■ **WRITTEN PROBLEM**
Return all lines from the listing below in which the string "this" occurs.

■ **SOURCE DATA**
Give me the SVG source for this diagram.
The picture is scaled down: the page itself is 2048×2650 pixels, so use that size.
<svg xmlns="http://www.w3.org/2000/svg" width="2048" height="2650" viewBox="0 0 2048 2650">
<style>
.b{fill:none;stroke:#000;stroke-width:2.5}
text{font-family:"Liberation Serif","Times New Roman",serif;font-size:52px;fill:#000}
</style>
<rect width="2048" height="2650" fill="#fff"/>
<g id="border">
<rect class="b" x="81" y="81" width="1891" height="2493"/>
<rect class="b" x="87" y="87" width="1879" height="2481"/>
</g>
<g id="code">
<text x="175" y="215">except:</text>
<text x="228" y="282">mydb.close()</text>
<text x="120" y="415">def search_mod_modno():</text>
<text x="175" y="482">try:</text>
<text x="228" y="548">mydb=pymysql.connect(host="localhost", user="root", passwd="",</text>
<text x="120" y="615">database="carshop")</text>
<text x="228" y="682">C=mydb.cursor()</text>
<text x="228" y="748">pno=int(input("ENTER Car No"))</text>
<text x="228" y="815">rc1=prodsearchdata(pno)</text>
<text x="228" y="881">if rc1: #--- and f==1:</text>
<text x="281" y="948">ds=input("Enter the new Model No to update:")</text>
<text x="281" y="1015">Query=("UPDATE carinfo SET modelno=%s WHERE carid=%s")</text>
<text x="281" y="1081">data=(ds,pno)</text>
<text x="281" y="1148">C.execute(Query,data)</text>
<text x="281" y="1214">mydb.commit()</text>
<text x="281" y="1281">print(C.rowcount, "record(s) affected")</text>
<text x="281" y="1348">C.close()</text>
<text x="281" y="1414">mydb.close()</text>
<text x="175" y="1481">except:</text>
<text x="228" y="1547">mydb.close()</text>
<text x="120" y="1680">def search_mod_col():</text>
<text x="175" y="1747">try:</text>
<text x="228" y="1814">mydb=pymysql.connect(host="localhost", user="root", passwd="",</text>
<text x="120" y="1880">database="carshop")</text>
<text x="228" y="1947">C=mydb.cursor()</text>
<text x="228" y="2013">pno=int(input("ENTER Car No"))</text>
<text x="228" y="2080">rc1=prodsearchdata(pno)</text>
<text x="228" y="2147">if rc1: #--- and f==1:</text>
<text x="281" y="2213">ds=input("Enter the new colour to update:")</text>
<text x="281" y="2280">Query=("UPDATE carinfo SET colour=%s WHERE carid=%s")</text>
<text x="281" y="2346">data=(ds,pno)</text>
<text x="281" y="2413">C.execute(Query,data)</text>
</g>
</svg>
* * *
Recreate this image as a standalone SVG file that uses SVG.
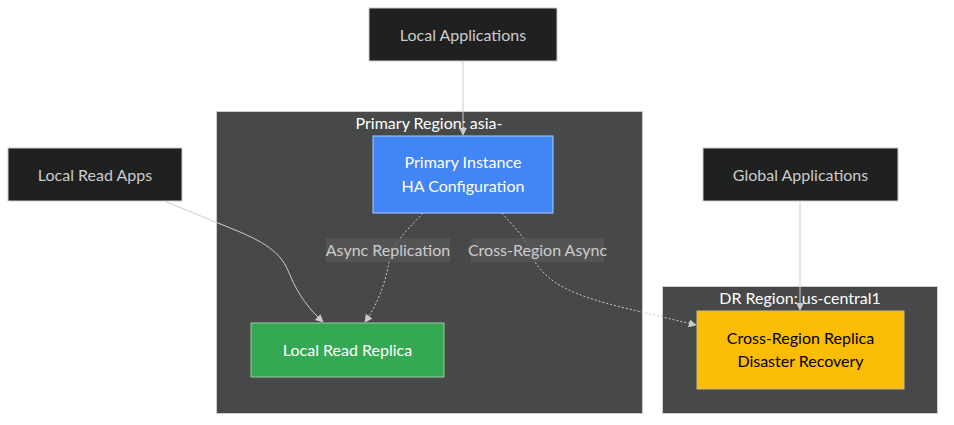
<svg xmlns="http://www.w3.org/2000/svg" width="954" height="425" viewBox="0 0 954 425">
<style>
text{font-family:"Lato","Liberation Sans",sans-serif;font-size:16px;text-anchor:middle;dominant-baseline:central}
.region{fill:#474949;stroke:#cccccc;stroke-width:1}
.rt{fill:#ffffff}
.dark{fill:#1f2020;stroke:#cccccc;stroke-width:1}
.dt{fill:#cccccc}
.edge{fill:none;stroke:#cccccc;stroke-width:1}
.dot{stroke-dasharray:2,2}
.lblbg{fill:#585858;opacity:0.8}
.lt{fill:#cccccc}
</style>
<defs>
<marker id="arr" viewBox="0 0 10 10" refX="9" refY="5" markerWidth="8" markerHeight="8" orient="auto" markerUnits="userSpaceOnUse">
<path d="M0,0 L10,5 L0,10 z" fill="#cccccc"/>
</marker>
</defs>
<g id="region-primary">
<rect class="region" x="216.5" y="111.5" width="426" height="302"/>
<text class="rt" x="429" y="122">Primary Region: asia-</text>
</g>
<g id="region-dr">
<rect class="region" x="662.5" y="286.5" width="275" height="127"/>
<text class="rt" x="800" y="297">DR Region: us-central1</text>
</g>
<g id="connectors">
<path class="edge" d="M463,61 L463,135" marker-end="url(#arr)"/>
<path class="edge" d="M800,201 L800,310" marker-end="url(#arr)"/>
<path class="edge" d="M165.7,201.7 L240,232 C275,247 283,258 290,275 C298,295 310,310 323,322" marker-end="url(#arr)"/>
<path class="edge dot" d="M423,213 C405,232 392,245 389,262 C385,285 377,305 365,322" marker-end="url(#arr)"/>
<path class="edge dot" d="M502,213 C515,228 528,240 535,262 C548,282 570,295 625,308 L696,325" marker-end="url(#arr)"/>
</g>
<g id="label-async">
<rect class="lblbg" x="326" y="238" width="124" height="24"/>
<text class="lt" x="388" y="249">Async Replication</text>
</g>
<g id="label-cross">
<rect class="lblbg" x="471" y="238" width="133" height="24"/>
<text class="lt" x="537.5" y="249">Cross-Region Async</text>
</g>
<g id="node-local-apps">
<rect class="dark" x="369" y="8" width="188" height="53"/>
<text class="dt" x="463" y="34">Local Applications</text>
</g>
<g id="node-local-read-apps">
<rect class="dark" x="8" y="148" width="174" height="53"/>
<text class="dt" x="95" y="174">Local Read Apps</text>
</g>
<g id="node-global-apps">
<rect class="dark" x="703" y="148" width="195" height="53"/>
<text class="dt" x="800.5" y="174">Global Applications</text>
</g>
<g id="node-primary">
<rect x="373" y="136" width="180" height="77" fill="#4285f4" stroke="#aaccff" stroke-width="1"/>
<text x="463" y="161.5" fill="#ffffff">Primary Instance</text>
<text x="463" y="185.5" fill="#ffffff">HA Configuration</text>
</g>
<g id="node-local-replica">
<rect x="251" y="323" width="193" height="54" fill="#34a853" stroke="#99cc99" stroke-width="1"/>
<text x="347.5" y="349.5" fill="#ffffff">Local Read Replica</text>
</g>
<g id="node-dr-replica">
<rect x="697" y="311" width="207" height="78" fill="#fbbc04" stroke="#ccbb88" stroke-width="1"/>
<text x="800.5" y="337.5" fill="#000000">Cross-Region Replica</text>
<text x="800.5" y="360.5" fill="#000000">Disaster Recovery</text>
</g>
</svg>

■ **CORRECT RESPONSE**
Give me the SVG source for this diagram.
Recreate this image as a standalone SVG file that uses SVG.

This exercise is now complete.